This matter is presently before the court on a motion for protective order filed by plaintiff. Plaintiff instituted this action against defendant seeking to recover damages purportedly caused by defendant’s breach of an employment contract, as well as for declaratory relief. The complaint asserts that defendant failed to provide plaintiff with insurance coverage for services he rendered in the emergency room. Plaintiff claims that he suffered losses because he was forced to provide his own defense to two separate medical malpractice actions, identified as the Hoak and Toczek cases, which underlie this case.
Defendant denies the key allegations of plaintiff’s complaint. It asserts that plaintiff agreed to purchase his own medical malpractice insurance for service which he rendered in the emergency room. In support of this, defendant asserts that it paid plaintiff additional compensation because he agreed to purchase his own insurance.
*653It is undisputed that plaintiff did purchase his own insurance and that the insurance responded on his behalf when he was sued in Hoak and Toczek.

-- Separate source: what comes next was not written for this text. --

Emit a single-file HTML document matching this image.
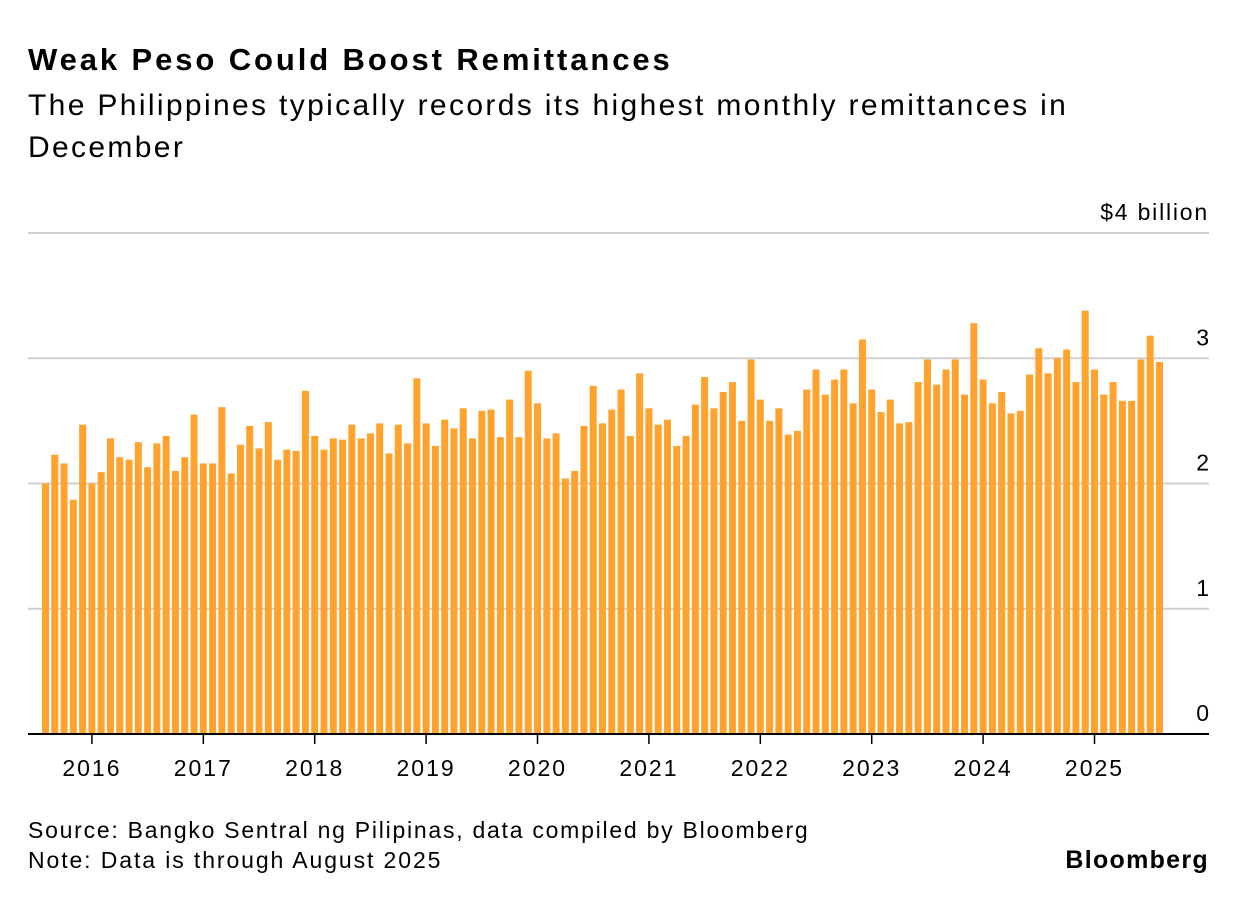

In an effort to take discovery of facts which relate to the allegations of the complaint, defendant propounded its first set of interrogatories and document production requests. These discovery requests seek, inter alia, the terms and conditions under which the insurance carrier paid monies on plaintiffs behalf. Plaintiff, in his motion for protective order, seeks to preclude discovery of the fact that Physicians’ Insurance Exchange, from which he had purchased his medical malpractice insurance, provided him with a defense in Hoak and is defending him in Toczek and, in resolution of Hoak, paid $150,000 to plaintiff in that case. He argues that the discovery requests will, if permitted, allow the identity of plaintiff’s subrogee, PIE, to be brought upon the record although it has elected to proceed with the shield afforded it by Pa.R.C.P. 2002(d).
Pa.R.C.P. 4003.1, which governs the scope of discovery generally, provides that:
“ . . . A party may obtain discovery regarding any matter, not privileged, which is relevant to the subject matter involved in the pending action, whether it relates to the claim or defense of the party seeking discovery or to the claim or defense of any other party, including the existence, description, nature, content, custody, condition and location of any books, documents, or other tangible things and the identity and location of persons having knowledge of any discoverable matter. It is not ground for objection that the information sought will be inadmissible at the trial if the information sought appears reasonably calculated to lead to the discovery of admissible evidence.”
Defendant is defending this action on the grounds *654that plaintiff had agreed to purchase his own medical malpractice insurance for services rendered in the emergency room. Therefore, the questions of whether plaintiff actually purchased such insurance and whether that insurance provided coverage for claims for which plaintiff asserts he was personally liable are certainly relevant to the defense of this matter.
Plaintiff argues that the requested discovery should not be allowed because it will have the effect of bringing the identity of the subrogee onto the record when the subrogee has already demonstrated its desire not to be on the record. We must disagree with plaintiff’s argument. Pa.R.C.P. 2002(d) was promulgated in order to avoid prejudicing a subrogated insurer in the eyes of a jury in actions for reimbursement. See Standard Pennsylvania Practice 2d §14:23 (1981). Rule 2002 provides in relevant part:
“(a) Except as otherwise provided in clauses (b), (c), and (d) of this rule, all actions shall be prosecuted by and in the name. of the real party in interest, without distinction between contracts under seal and parol contracts.
“(d) Clause (a) of this rule shall not be mandatory where a subrogee is a real party in interest.”
While we agree with plaintiff that PIE need not bring the instant action in its own name, we do not believe that rule 2002(d) is relevant to the issue presently before the court.
Plaintiff alleges in his complaint that defendant breached the terms of an employment contract by failing to provide medical malpractice coverage for his work in the emergency room. Defendant asserts that plaintiff had agreed to purchase his own malpractice insurance. Defendant seeks to discover evidence as to whether such insurance was pur*655chased by plaintiff as a means of establishing that plaintiff was aware of his contractual obligations.
The issue in the instant case is remarkably similar to that involved in Beechwoods Flying Service Inc. v. Al Hamilton Contracting Corp., 504 Pa. 618, 476 A.2d 350 (1984), and we believe that we are bound by its holding. Where evidence of insurance is relevant to the issues in the case it will not be barred merely because it might be prejudicial. Id. In this case, as in Beechwoods, any evidence tending to show that plaintiff purchased malpractice insurance covering his work in the emergency room is relevant to defendant’s defense of this matter.
Accordingly, we enter the following
ORDER OF COURT
And now, March 26, 1990, it is hereby ordered that plaintiff’s motion for protective order is denied and dismissed and plaintiff shall, within 20 days of the date of this order, fully answer defendant’s first set of document production requests and first set of interrogatories addressed to plaintiff, John L. Flanigan Jr., M.D.